Dobrym pomysłem jest spotkanie forumowiczów w Egerze. Ale dlaczego nie Polska?
Liczba postów: 276
Liczba wątków: 2
Dołączył: 17.12.2012
Reputacja:
28
Hmm... tak sobie myślę, że z jednej strony nie uchodzi wręcz by użytkownicy takiego Forum spotykali się w Polsce, z drugiej zaś od czegoś należy zacząć... jak dla mnie Eger jest bardzo OK!
Liczba postów: 74
Liczba wątków: 5
Dołączył: 17.06.2012
Reputacja:
13
Należę do tych szczęśliwców, którzy górę Badacsony już zdobyli. Polecam, duża frajda. Polecam także małą piwniczkę winną w miasteczku Badacsonytomaj. Wino z tej piwnicy było tak pyszne, że na pewno w tym roku postaram się chociaż przejechać przez tą miejscowość, aby tam wstąpić. Jest tam też piękny bazaltowy kościółek ( widać go z punktu widokowego na Badacsony).

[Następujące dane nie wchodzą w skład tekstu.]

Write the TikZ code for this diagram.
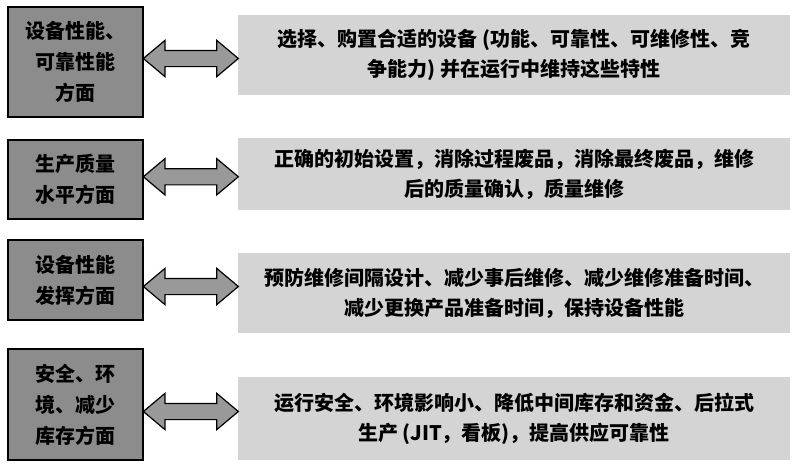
\documentclass[tikz,border=0pt]{standalone}
\usepackage{fontspec}
\setmainfont{Noto Sans CJK SC}
\usetikzlibrary{shapes.arrows}

\begin{document}
\begin{tikzpicture}[
  x=1pt, y=-1pt,
  aspect/.style={rectangle, draw, line width=1.8pt, fill=black!45, minimum width=135pt, align=center, font=\fontsize{20}{31}\selectfont\bfseries},
  measure/.style={rectangle, fill=black!17, minimum width=552pt, align=center, font=\fontsize{20}{30}\selectfont\bfseries},
  link/.style={double arrow, draw, line width=1.2pt, fill=black!40, inner xsep=0pt, inner ysep=7.5pt, minimum width=35pt, minimum height=95pt, double arrow head extend=10pt, double arrow tip angle=80}
]
\useasboundingbox (0,0) rectangle (800,471);

% Row 1 - equipment and reliability
\node[aspect, minimum height=110pt] (Equip) at (75.5,62) {设备性能、\\可靠性能\\方面};
\node[measure, minimum height=80pt] (EquipM) at (514,55) {选择、购置合适的设备 (功能、可靠性、可维修性、竞\\争能力) 并在运行中维持这些特性};

% Row 2 - quality
\node[aspect, minimum height=79pt] (Quality) at (75.5,179.5) {生产质量\\水平方面};
\node[measure, minimum height=72pt] (QualityM) at (514,174) {正确的初始设置，消除过程废品，消除最终废品，维修\\后的质量确认，质量维修};

% Row 3 - performance
\node[aspect, minimum height=80pt] (Perf) at (75.5,280) {设备性能\\发挥方面};
\node[measure, minimum height=80pt] (PerfM) at (514,293) {预防维修间隔设计、减少事后维修、减少维修准备时间、\\减少更换产品准备时间，保持设备性能};

% Row 4 - safety, environment, stock
\node[aspect, minimum height=111pt] (Safety) at (75.5,404.5) {安全、环\\境、减少\\库存方面};
\node[measure, minimum height=83pt] (SafetyM) at (514,418.5) {运行安全、环境影响小、降低中间库存和资金、后拉式\\生产 (JIT，看板)，提高供应可靠性};

% aspect <-> measures
\path (Equip.east) -- node[link] (EquipA) {} (EquipM.west);
\path (Quality.east) -- node[link] (QualityA) {} (QualityM.west);
\path (Perf.east) -- node[link] (PerfA) {} (PerfM.west);
\path (Safety.east) -- node[link] (SafetyA) {} (SafetyM.west);

\end{tikzpicture}
\end{document}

Ja będę w sierpniu trzy dni w drodze do Chorwacji i trzy dni podczas jazdy z powrotem. Będziemy nocować prawdopodobnie w Balatonlelle.
Przynajmniej takie są plany, a co z tego wyjdzie czas pokaże.
Liczba postów: 261
Liczba wątków: 7
Dołączył: 18.06.2012
Reputacja:
108
Ja zazwyczaj od połowy stycznia zaczynam planować wakacje na Węgrzech. Jeździmy z przyczepą kempingową, więc w grę wchodzą kempingi termalne. Tak więc szukam, szukam... i jak co roku pewnie decyzja zostanie podjęta w ostatniej chwili.
Pozdrawiam wszystkich węgromaniaków. Pani czesieko
Liczba postów: 106
Liczba wątków: 7
Dołączył: 20.06.2012
Mam plan - jak prawie co roku - spędzić kilka lipcowych dni w Nyíregyháza, ale po raz pierwszy chcę nadjechać tam od strony południowej - i zwiedzić tereny dotąd nieznane. Co to będzie, jeszcze nie wiem - być może rejon Kecskemét, a może bliżej Tiszafüred. Czas pokaże.